─── Exercise data
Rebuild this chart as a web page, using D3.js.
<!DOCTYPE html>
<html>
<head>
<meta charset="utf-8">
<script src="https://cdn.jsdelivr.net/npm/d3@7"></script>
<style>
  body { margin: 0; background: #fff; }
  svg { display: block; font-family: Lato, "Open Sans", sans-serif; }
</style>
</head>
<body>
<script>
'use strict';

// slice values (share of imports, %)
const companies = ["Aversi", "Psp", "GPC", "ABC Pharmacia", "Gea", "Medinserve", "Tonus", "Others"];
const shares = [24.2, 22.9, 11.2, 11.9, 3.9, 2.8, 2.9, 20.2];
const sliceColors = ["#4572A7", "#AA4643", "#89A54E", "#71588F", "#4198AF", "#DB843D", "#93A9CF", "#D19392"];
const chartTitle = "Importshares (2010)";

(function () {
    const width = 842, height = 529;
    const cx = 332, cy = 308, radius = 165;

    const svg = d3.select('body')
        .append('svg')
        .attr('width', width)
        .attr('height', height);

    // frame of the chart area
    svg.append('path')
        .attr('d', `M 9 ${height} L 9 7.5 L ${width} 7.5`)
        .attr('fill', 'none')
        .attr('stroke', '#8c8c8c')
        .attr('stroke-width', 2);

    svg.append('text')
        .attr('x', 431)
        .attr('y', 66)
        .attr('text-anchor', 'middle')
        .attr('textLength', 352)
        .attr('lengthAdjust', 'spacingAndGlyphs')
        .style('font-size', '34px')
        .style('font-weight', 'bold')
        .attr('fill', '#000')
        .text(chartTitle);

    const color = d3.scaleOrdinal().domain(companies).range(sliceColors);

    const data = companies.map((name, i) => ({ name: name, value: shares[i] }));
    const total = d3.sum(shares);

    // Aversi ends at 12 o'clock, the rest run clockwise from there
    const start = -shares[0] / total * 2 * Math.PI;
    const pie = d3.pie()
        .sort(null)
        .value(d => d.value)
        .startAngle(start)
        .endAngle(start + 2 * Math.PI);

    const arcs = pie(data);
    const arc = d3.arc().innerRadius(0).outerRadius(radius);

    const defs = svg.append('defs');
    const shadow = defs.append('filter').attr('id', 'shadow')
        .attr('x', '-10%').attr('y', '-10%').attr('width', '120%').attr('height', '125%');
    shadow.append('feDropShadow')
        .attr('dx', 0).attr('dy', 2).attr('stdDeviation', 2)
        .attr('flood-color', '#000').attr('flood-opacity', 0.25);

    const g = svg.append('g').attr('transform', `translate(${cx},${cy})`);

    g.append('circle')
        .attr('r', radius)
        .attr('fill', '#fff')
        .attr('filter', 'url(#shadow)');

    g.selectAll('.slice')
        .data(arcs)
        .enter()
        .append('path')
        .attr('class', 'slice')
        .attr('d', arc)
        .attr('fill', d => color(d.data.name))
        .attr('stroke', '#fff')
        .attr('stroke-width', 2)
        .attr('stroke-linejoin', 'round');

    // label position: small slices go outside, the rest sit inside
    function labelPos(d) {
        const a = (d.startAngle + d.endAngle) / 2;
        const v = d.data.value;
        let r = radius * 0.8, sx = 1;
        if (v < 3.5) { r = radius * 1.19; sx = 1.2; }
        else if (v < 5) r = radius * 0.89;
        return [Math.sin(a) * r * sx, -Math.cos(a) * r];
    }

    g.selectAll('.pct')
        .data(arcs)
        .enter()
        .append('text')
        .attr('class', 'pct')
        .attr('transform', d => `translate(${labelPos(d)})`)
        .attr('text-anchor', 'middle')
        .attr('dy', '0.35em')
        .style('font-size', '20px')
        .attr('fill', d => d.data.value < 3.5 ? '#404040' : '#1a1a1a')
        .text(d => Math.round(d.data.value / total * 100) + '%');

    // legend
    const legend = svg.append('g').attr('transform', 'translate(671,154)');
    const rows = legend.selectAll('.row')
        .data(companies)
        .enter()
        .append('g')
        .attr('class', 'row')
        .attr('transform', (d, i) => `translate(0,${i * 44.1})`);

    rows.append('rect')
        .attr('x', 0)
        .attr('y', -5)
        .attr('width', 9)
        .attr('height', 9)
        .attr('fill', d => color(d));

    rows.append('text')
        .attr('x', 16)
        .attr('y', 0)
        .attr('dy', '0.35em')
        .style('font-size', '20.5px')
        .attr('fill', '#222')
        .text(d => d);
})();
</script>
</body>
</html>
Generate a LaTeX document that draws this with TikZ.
──────
■ To do ■
Reply with the number of lines in the material above that contain "this", and nothing more.

■ Answer for the task ■
2